In addressing the breach of contract claim against Defendant Kretchik, the court evaluated whether he could be held personally liable for the Morelia Consulting Agreement. The magistrate judge had noted that Kretchik signed the agreement only as a representative of RCMP, stating that this limited his liability. However, the plaintiffs argued that Kretchik signed the agreement in both his individual and representative capacities, and that he personally benefitted from the contract. The court acknowledged the ambiguity surrounding Kretchik's role in the contract, noting that it required a review of the contract's language to ascertain the intent of the parties. Since the contract had provisions indicating that Kretchik might have personal obligations to pay, the court determined that discovery was necessary to clarify these issues. Consequently, the court declined to dismiss the breach of contract claim at this stage, allowing it to proceed for further factual examination.

Court's Reasoning on Piercing the Corporate Veil

The court reviewed the plaintiffs' allegations regarding the piercing of the corporate veil to hold the individual defendants accountable for the actions of RCMP. The magistrate judge found that the plaintiffs had not sufficiently alleged undercapitalization or fraudulent conduct justifying this action. However, the court noted that the plaintiffs had indeed alleged that RCMP was undercapitalized and that Kretchik had personally funded the corporation only to a minimal extent. It recognized that under Pennsylvania law, the failure to observe corporate formalities and the mingling of personal and corporate funds could support a claim to pierce the corporate veil. The court concluded that the allegations of undercapitalization and the improper mixing of funds were adequate to survive a motion to dismiss, thus allowing the plaintiffs to proceed with their claims. This decision reinforced the notion that corporate entities should not be used to shield individuals from personal liability when they misuse the corporate form for personal benefit.

Court's Reasoning on the Participation Theory

In examining the participation theory, the court considered whether the individual defendants could be held liable for tortious acts committed on behalf of RCMP. The magistrate judge had concluded that the plaintiffs failed to establish any tortious behavior on the part of the defendants, which would be necessary to invoke the participation theory. However, the court found that the plaintiffs had adequately alleged that the individual defendants had engaged in conduct that resulted in harm, thus establishing a basis for liability under this theory. The court explained that under Pennsylvania law, corporate officers could be held liable for their direct involvement in tortious acts, separate from their role as representatives of the corporation. As the plaintiffs had asserted claims for negligent and fraudulent misrepresentation against the individual defendants, the court ruled that these claims could proceed under the participation theory. Therefore, the court declined to adopt the magistrate judge's recommendation to dismiss these claims.

Court's Reasoning on Negligent and Fraudulent Misrepresentation

The court evaluated the plaintiffs' claims for negligent and fraudulent misrepresentation, determining that they had sufficiently alleged the necessary elements for both claims.
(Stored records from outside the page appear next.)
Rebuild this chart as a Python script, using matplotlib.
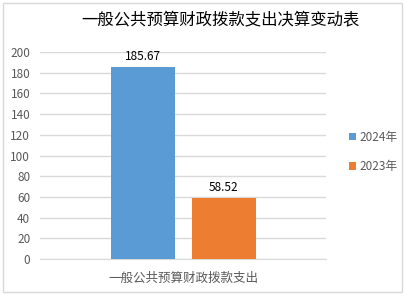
import matplotlib
matplotlib.use("Agg")
import matplotlib.pyplot as plt
from matplotlib.patches import Rectangle

plt.rcParams['font.family'] = ['Noto Sans CJK SC', 'DejaVu Sans']

title = "一般公共预算财政拨款支出决算变动表"
category = "一般公共预算财政拨款支出"
series_names = ["2024年", "2023年"]
values = [185.67, 58.52]
colors = ["#5B9BD5", "#ED7D31"]
yticks = [0, 20, 40, 60, 80, 100, 120, 140, 160, 180, 200]

W, H = 409, 297
fig = plt.figure(figsize=(W / 100, H / 100), dpi=100)
fig.patch.set_facecolor("white")
fig.patches.append(Rectangle((3 / W, 1 - 292 / H), 399 / W, 289 / H,
                             transform=fig.transFigure, fill=False,
                             edgecolor="#D9D9D9", linewidth=1))

ax = fig.add_axes([40 / W, 1 - 259 / H, 286 / W, 207 / H])
ax.set_ylim(0, 200)
ax.set_xlim(-1, 1)
bw = 64 / 286 * 2
gap = 17 / 286 * 2
xs = [-(bw + gap) / 2, (bw + gap) / 2]
for x, v, c, n in zip(xs, values, colors, series_names):
    ax.bar(x, v, width=bw, color=c, label=n, zorder=3)
    ax.text(x, v + 4, f"{v:.2f}", ha="center", va="bottom", fontsize=8.5, color="#000000")

ax.set_yticks(yticks)
ax.set_yticklabels([str(t) for t in yticks], fontsize=8.5, color="#595959")
ax.tick_params(axis="y", length=0, pad=7)
ax.set_xticks([0])
ax.set_xticklabels([category], fontsize=9, color="#595959")
ax.tick_params(axis="x", length=0, pad=9)
ax.grid(axis="y", color="#D9D9D9", linewidth=1, zorder=0)
for s in ["top", "right", "left"]:
    ax.spines[s].set_visible(False)
ax.spines["bottom"].set_color("#D9D9D9")

fig.text(220 / W, 1 - 20 / H, title, ha="center", va="center", fontsize=11.8, color="#000000")

leg = fig.legend(loc="center left", bbox_to_anchor=(338 / W, 1 - 152 / H), frameon=False,
                 fontsize=8.5, handlelength=0.6, handleheight=0.6, handletextpad=0.3,
                 labelspacing=1.4, labelcolor="#595959")

fig.savefig("out.png", dpi=100)
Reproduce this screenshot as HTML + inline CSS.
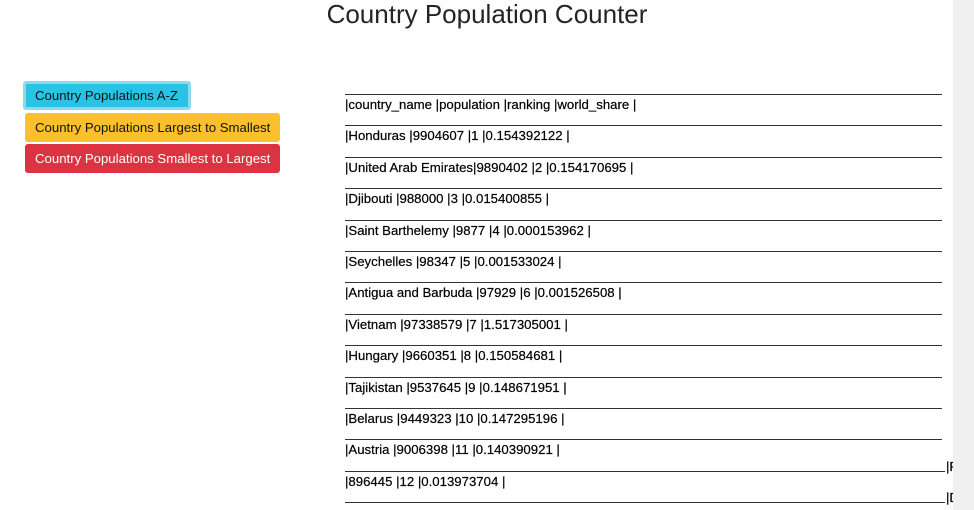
<!DOCTYPE html>
<html><head><meta charset="utf-8"><style>
body{margin:0;width:974px;height:510px;overflow:hidden;background:#fff;font-family:"Liberation Sans",sans-serif;position:relative}
.t{position:absolute;left:0;width:974px;top:0;text-align:center;font-size:26px;color:#212529;line-height:28px}
.btn{position:absolute;font-size:13.2px;height:29px;line-height:29px;padding:0 0 0 10px;border-radius:3px;box-sizing:border-box;white-space:nowrap;overflow:hidden}
.ln{position:absolute;left:345px;width:597px;height:0;border-top:1.5px solid #333}
.r{position:absolute;left:345px;font-size:13.2px;color:#000;line-height:16px;white-space:pre;-webkit-text-stroke:0.2px #000}
.sb{position:absolute;left:953px;top:0;width:21px;height:510px;background:#f0f0f0}
</style></head><body>
<div class="t">Country Population Counter</div>
<div class="btn" style="left:23px;top:81px;width:168px;background:#2ac3e6;border:3px solid #8fd9ee;color:#111;line-height:23px;padding-left:9px">Country Populations A-Z</div>
<div class="btn" style="left:25px;top:113px;width:255px;background:#fcc02c;color:#111">Country Populations Largest to Smallest</div>
<div class="btn" style="left:25px;top:144px;width:255px;background:#db3341;color:#fff">Country Populations Smallest to Largest</div>
<div id="tbl"></div>
<div class="sb"></div>
<script>
const rows=["|country_name |population |ranking |world_share |","|Honduras |9904607 |1 |0.154392122 |","|United Arab Emirates|9890402 |2 |0.154170695 |","|Djibouti |988000 |3 |0.015400855 |","|Saint Barthelemy |9877 |4 |0.000153962 |","|Seychelles |98347 |5 |0.001533024 |","|Antigua and Barbuda |97929 |6 |0.001526508 |","|Vietnam |97338579 |7 |1.517305001 |","|Hungary |9660351 |8 |0.150584681 |","|Tajikistan |9537645 |9 |0.148671951 |","|Belarus |9449323 |10 |0.147295196 |","|Austria |9006398 |11 |0.140390921 |","|896445 |12 |0.013973704 |"];
const tbl=document.getElementById('tbl');
for(let i=0;i<14;i++){
 const l=document.createElement('div');l.className='ln';
 
 
 l.style.top=(94+i*31.4)+'px';
 if(i>=12){l.style.width='600px';}
 tbl.appendChild(l);
}
rows.forEach((s,i)=>{
 const d=document.createElement('div');d.className='r';
 
 
 d.style.top=(97+i*31.4)+'px';d.textContent=s;tbl.appendChild(d);
});
["|F","|D"].forEach((s,i)=>{
 const d=document.createElement('div');d.className='r';
 
 
 d.style.left='946px';d.style.top=(459+i*31.4)+'px';d.textContent=s;tbl.appendChild(d);
});
</script>
</body></html>
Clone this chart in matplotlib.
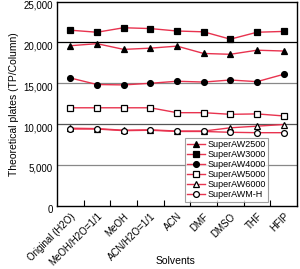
import numpy as np
import matplotlib
matplotlib.use("Agg")
import matplotlib.pyplot as plt
import matplotlib.transforms as mtransforms

plt.rcParams['font.family'] = ['Liberation Sans', 'DejaVu Sans']

solvents = ["Original (H2O)", "MeOH/H2O=1/1", "MeOH", "ACN/H2O=1/1",
            "ACN", "DMF", "DMSO", "THF", "HFIP"]
aw2500 = [19600, 19850, 19150, 19300, 19550, 18650, 18550, 19050, 18950]
aw3000 = [21500, 21250, 21800, 21700, 21400, 21300, 20400, 21250, 21350]
aw4000 = [15650, 14850, 14800, 15000, 15250, 15150, 15400, 15200, 16100]
aw5000 = [12000, 12000, 12000, 12000, 11400, 11400, 11200, 11250, 11000]
aw6000 = [9500, 9450, 9250, 9300, 9150, 9150, 9550, 9750, 9950]
awmh = [9400, 9400, 9200, 9250, 9100, 9100, 9000, 8950, 8950]

series = [
    ("SuperAW2500", aw2500, "^", "black"),
    ("SuperAW3000", aw3000, "s", "black"),
    ("SuperAW4000", aw4000, "o", "black"),
    ("SuperAW5000", aw5000, "s", "white"),
    ("SuperAW6000", aw6000, "^", "white"),
    ("SuperAWM-H", awmh, "o", "white"),
]

red = "#e8334f"
fig = plt.figure(figsize=(3.0, 2.69), dpi=100)
ax = fig.add_axes([0.19, 0.235, 0.80, 0.759])

x = np.arange(len(solvents))
for name, vals, mk, fc in series:
    ax.plot(x, vals, color=red, lw=1.0, marker=mk, ms=4.2,
            mfc=fc, mec="black", mew=0.9, label=name)

for v, c in [(5000, "#888888"), (10000, "#555555"), (15000, "#888888"), (20000, "black")]:
    ax.axhline(v, color=c, lw=0.9, zorder=0)

ax.set_xlim(-0.5, 8.5)
ax.set_ylim(0, 25000)
ax.set_yticks(np.arange(0, 25001, 5000))
ax.set_yticklabels(["0", "5,000", "10,000", "15,000", "20,000", "25,000"], fontsize=7)
ax.tick_params(axis='y', length=0, pad=3)
shift = mtransforms.ScaledTranslation(0, -3 / 100, fig.dpi_scale_trans)
for lab in ax.get_yticklabels():
    lab.set_transform(lab.get_transform() + shift)
ax.set_xticks(x)
ax.set_xticklabels(solvents, rotation=45, ha='right', rotation_mode='anchor', fontsize=7)
ax.set_xticks(np.arange(0.5, 8, 1), minor=True)
ax.tick_params(axis='x', which='major', length=0, pad=4)
ax.tick_params(axis='x', which='minor', direction='in', length=4, width=0.8)
for s in ax.spines.values():
    s.set_linewidth(1.0)

ax.set_ylabel("Theoretical plates (TP/Column)", fontsize=7.5, labelpad=3)
fig.text(0.585, 0.02, "Solvents", fontsize=7.5, ha='center')

leg = ax.legend(loc='lower right', bbox_to_anchor=(0.88, 0.02), fontsize=6.5,
                frameon=True, fancybox=False, edgecolor="#888888",
                handlelength=2.0, handletextpad=0.2, labelspacing=0.1,
                borderpad=0.3, borderaxespad=0)
leg.get_frame().set_linewidth(0.8)

fig.savefig("out.png", dpi=100)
The magistrate judge had found that the allegations were insufficient because the plaintiffs did not clearly state reliance on false information provided by the defendants. However, the court identified specific instances where the defendants misrepresented the status of United Penn, claiming it was a validly existing corporation when it was not. The court concluded that this misrepresentation constituted a material fact and that the plaintiffs relied on it to their detriment, expending resources based on the false belief that they were dealing with a legitimate entity. The court noted that the allegations included intentional misrepresentation, as the defendants either knew the statements were false or made them recklessly. As a result, the court sustained the plaintiffs' objections and allowed the misrepresentation claims to proceed, emphasizing the need for further examination of these allegations.

Court's Reasoning on Conspiracy Claims

Lastly, the court addressed the plaintiffs' conspiracy claims against the defendants, which the magistrate judge had recommended dismissing based on the intra-corporate conspiracy doctrine. The magistrate judge posited that because the defendants were agents of a single entity, they could not conspire amongst themselves. However, the court highlighted that the plaintiffs had raised adequate claims that warranted piercing the corporate veil, which would impact the applicability of the intra-corporate conspiracy doctrine. The court explained that if the corporate veil were pierced, the individual defendants could be held liable for the corporate actions, thus negating the defense of intra-corporate conspiracy. The court also acknowledged that the plaintiffs had alleged a coordinated effort among the defendants to commit fraudulent acts and had sufficiently demonstrated the requisite elements of a civil conspiracy under Pennsylvania law. Consequently, the court sustained the plaintiffs' objections and denied the motions to dismiss the conspiracy claims, allowing them to proceed for further investigation.